Extract, unchanged, every line from the top of the material below through the line with "4.30e-6, 4.63e-6, 4.96e-6];", and no more.

** start Records for the exercise **

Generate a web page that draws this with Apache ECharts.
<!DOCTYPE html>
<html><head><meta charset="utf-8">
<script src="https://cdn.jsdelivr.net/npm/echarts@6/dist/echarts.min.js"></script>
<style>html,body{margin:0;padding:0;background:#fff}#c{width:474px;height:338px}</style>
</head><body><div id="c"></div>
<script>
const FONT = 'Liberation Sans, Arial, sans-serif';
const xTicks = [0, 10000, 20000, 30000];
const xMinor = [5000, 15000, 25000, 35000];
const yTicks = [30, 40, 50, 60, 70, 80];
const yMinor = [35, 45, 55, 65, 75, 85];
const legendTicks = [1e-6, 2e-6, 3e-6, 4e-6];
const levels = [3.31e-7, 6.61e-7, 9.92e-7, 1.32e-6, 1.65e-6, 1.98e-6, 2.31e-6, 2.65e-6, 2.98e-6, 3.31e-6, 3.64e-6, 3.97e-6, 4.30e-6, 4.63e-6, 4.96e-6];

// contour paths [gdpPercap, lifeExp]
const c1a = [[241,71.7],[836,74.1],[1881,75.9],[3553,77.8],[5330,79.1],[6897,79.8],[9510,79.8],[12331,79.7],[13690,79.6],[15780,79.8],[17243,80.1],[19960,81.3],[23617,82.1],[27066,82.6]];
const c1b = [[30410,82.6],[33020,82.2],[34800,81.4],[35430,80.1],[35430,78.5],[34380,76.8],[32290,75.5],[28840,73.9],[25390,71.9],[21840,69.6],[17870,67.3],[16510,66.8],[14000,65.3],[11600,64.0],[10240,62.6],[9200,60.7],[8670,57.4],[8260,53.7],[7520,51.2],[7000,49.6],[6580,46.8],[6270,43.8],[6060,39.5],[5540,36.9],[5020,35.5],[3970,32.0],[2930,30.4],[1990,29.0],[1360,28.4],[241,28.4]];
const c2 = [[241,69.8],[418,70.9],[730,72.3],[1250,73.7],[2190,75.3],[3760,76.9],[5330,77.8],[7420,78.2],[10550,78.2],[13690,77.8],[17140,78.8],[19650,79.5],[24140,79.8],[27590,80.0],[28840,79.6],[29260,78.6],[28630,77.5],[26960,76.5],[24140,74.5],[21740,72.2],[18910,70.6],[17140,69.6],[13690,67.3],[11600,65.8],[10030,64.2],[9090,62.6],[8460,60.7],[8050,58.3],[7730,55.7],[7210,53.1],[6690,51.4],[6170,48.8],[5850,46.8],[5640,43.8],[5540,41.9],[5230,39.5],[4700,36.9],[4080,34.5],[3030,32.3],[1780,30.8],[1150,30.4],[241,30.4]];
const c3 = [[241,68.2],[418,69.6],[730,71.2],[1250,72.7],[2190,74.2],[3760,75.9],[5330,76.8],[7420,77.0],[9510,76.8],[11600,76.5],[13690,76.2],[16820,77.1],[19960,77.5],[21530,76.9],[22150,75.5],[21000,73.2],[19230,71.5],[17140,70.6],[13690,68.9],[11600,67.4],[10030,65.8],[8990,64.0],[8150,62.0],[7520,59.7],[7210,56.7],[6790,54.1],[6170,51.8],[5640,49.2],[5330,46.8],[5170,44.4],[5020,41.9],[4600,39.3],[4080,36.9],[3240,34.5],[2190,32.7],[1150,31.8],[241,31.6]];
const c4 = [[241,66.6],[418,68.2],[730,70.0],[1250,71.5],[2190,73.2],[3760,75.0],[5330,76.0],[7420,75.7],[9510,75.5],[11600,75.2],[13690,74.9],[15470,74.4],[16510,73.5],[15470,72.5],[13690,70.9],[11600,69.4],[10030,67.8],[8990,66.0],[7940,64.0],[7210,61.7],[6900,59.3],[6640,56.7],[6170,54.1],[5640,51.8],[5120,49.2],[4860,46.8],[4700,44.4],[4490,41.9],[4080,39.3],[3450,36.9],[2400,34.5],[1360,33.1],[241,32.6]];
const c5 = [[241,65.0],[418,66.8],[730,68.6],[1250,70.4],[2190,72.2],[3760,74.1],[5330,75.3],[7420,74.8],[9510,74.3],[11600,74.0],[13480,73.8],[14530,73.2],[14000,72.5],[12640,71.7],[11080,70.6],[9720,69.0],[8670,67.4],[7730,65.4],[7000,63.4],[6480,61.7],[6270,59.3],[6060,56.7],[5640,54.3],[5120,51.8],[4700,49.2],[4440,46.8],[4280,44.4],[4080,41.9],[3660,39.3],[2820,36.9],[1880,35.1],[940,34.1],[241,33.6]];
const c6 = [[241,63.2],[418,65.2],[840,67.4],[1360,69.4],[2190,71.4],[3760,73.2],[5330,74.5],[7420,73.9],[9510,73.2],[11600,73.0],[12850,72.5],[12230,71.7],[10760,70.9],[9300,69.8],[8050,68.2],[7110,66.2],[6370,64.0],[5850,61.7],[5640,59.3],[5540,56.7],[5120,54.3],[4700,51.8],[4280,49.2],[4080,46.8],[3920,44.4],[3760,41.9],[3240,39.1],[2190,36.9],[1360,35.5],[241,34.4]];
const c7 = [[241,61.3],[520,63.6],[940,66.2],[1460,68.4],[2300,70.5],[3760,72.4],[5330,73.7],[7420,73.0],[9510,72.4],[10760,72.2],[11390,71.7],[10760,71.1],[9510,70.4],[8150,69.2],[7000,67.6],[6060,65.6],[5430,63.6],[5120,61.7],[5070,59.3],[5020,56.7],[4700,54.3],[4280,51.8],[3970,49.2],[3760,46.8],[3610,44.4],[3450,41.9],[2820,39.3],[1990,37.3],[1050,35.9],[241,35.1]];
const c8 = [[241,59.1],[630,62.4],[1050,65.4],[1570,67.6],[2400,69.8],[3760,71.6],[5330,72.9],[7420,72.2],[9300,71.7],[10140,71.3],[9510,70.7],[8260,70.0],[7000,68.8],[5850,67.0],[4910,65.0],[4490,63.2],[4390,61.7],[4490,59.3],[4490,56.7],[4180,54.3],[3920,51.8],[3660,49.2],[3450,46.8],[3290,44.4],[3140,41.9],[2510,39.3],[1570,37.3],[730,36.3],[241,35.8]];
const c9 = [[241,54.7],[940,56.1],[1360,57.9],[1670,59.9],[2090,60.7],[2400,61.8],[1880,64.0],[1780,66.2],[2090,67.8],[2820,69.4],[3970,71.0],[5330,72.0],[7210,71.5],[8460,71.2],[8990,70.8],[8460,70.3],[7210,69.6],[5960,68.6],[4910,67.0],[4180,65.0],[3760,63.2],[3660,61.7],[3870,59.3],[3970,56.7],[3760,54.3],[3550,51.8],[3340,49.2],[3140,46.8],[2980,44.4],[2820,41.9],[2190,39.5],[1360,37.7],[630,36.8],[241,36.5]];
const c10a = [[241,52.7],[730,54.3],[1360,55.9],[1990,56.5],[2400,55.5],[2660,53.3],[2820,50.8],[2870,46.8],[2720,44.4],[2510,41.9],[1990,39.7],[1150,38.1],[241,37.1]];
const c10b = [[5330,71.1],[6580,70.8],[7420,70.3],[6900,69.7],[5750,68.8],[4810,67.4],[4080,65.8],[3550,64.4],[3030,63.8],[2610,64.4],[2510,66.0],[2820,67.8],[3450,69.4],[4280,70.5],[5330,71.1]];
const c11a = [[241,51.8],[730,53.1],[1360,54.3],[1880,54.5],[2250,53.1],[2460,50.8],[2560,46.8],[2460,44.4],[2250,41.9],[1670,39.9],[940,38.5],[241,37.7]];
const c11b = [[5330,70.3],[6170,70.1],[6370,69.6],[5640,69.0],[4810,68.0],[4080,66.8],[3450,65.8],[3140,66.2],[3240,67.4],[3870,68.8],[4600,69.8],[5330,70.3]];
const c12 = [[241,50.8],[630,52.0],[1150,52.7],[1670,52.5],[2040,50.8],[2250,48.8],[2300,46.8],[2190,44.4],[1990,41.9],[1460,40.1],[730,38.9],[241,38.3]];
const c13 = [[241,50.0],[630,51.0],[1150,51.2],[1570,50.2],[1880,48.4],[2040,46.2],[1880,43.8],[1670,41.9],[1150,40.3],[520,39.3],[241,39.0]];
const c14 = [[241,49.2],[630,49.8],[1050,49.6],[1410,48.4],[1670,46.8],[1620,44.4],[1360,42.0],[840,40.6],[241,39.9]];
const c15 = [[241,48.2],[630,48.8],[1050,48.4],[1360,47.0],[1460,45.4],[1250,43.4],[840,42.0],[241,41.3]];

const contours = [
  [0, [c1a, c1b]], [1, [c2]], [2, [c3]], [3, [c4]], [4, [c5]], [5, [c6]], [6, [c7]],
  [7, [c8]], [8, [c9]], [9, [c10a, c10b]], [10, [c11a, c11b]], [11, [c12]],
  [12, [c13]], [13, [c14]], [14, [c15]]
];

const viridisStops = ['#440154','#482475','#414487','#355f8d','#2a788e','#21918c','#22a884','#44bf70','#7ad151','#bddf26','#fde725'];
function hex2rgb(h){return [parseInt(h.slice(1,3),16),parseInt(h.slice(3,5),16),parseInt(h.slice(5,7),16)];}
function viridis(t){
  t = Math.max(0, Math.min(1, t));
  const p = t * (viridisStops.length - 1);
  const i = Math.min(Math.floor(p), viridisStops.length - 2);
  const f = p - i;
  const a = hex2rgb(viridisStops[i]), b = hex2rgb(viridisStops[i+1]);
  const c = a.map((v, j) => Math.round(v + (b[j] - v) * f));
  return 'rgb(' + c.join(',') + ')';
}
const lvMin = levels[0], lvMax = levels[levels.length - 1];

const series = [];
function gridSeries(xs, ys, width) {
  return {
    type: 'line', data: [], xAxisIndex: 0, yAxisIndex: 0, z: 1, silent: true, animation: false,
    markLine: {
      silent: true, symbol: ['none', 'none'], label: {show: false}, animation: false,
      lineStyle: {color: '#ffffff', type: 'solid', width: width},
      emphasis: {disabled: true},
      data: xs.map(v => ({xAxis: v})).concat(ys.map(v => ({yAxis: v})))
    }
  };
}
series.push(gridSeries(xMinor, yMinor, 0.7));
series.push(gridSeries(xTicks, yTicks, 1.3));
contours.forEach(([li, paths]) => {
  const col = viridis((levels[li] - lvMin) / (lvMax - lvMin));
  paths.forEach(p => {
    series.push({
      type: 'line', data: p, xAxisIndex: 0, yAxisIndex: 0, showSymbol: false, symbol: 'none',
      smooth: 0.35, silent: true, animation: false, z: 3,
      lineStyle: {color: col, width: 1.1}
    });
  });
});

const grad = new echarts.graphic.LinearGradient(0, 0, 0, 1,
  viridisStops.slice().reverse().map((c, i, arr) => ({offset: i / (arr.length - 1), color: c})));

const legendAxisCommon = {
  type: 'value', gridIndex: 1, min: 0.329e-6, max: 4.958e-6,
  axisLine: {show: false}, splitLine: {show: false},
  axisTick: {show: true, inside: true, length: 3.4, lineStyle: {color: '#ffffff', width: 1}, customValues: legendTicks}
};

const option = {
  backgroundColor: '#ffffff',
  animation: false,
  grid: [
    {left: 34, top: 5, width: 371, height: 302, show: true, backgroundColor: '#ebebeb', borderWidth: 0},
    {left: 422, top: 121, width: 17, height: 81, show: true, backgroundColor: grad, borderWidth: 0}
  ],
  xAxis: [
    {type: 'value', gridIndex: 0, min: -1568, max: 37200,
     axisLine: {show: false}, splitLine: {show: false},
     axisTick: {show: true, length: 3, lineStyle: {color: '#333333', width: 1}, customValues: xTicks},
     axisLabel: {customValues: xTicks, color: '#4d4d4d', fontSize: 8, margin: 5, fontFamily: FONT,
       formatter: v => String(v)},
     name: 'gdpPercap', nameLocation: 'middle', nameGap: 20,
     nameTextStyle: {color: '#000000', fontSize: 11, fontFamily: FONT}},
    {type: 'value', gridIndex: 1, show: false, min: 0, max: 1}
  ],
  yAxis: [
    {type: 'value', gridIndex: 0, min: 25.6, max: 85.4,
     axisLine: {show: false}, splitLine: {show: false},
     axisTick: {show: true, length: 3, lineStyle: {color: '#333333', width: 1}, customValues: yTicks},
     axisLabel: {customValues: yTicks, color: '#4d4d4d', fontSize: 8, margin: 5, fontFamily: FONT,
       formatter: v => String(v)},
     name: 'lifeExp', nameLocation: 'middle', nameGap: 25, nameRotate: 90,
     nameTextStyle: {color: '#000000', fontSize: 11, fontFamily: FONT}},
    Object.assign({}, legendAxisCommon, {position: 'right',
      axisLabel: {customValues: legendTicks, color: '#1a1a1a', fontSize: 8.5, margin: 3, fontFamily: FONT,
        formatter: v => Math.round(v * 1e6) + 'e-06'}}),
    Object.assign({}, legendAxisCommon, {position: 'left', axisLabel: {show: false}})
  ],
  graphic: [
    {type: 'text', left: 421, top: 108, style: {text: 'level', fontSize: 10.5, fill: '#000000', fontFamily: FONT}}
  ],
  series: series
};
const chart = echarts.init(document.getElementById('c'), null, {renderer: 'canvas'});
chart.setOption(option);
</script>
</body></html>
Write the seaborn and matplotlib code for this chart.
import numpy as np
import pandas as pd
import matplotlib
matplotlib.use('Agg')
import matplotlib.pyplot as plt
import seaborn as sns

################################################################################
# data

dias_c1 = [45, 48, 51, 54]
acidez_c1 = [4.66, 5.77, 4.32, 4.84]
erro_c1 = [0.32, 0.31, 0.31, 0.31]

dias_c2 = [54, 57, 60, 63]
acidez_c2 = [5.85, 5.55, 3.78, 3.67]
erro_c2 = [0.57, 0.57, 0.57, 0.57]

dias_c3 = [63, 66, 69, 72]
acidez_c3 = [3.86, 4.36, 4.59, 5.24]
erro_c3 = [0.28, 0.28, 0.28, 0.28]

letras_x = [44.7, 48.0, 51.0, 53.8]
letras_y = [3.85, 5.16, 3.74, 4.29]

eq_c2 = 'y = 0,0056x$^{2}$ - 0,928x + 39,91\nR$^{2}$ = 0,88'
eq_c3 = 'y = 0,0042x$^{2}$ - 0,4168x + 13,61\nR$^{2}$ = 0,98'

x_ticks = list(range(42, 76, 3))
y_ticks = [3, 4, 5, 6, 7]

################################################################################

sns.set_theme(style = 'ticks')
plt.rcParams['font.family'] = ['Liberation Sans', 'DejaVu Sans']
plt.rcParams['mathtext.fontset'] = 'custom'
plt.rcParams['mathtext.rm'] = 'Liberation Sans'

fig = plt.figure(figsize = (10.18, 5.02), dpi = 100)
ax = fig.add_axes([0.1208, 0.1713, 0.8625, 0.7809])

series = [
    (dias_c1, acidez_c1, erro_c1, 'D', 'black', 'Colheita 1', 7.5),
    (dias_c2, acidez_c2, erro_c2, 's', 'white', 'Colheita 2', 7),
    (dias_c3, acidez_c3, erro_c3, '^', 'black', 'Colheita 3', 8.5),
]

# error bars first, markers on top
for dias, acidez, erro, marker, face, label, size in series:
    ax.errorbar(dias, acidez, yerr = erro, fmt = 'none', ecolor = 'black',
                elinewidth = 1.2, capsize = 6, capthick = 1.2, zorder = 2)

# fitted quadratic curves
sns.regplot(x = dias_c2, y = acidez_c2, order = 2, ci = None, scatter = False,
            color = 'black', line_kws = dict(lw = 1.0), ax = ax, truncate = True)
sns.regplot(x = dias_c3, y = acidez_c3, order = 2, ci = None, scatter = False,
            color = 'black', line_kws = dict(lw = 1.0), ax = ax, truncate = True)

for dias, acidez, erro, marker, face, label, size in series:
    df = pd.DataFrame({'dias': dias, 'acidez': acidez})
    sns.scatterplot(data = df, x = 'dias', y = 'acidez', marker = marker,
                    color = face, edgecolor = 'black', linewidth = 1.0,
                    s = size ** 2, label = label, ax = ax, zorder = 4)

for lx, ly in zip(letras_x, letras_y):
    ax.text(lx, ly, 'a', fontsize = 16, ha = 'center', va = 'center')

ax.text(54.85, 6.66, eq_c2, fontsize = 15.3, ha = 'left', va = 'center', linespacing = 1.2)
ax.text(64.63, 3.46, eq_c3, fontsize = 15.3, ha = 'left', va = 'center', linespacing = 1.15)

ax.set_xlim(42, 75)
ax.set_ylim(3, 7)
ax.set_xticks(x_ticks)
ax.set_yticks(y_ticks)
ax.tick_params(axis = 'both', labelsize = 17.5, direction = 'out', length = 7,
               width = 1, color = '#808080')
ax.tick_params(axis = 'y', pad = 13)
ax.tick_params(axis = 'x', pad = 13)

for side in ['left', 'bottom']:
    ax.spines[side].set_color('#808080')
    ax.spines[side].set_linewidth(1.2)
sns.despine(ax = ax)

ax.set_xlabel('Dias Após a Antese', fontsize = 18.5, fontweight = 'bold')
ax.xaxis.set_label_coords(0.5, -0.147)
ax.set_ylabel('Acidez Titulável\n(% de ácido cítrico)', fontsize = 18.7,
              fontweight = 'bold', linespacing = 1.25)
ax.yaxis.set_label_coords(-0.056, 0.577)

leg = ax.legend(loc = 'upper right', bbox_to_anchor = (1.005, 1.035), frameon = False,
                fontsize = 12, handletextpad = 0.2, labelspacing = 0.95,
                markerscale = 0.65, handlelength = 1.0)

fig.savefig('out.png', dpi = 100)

** end Records for the exercise **

#### Output of the exercise
Generate a web page that draws this with Apache ECharts.
<!DOCTYPE html>
<html><head><meta charset="utf-8">
<script src="https://cdn.jsdelivr.net/npm/echarts@6/dist/echarts.min.js"></script>
<style>html,body{margin:0;padding:0;background:#fff}#c{width:474px;height:338px}</style>
</head><body><div id="c"></div>
<script>
const FONT = 'Liberation Sans, Arial, sans-serif';
const xTicks = [0, 10000, 20000, 30000];
const xMinor = [5000, 15000, 25000, 35000];
const yTicks = [30, 40, 50, 60, 70, 80];
const yMinor = [35, 45, 55, 65, 75, 85];
const legendTicks = [1e-6, 2e-6, 3e-6, 4e-6];
const levels = [3.31e-7, 6.61e-7, 9.92e-7, 1.32e-6, 1.65e-6, 1.98e-6, 2.31e-6, 2.65e-6, 2.98e-6, 3.31e-6, 3.64e-6, 3.97e-6, 4.30e-6, 4.63e-6, 4.96e-6];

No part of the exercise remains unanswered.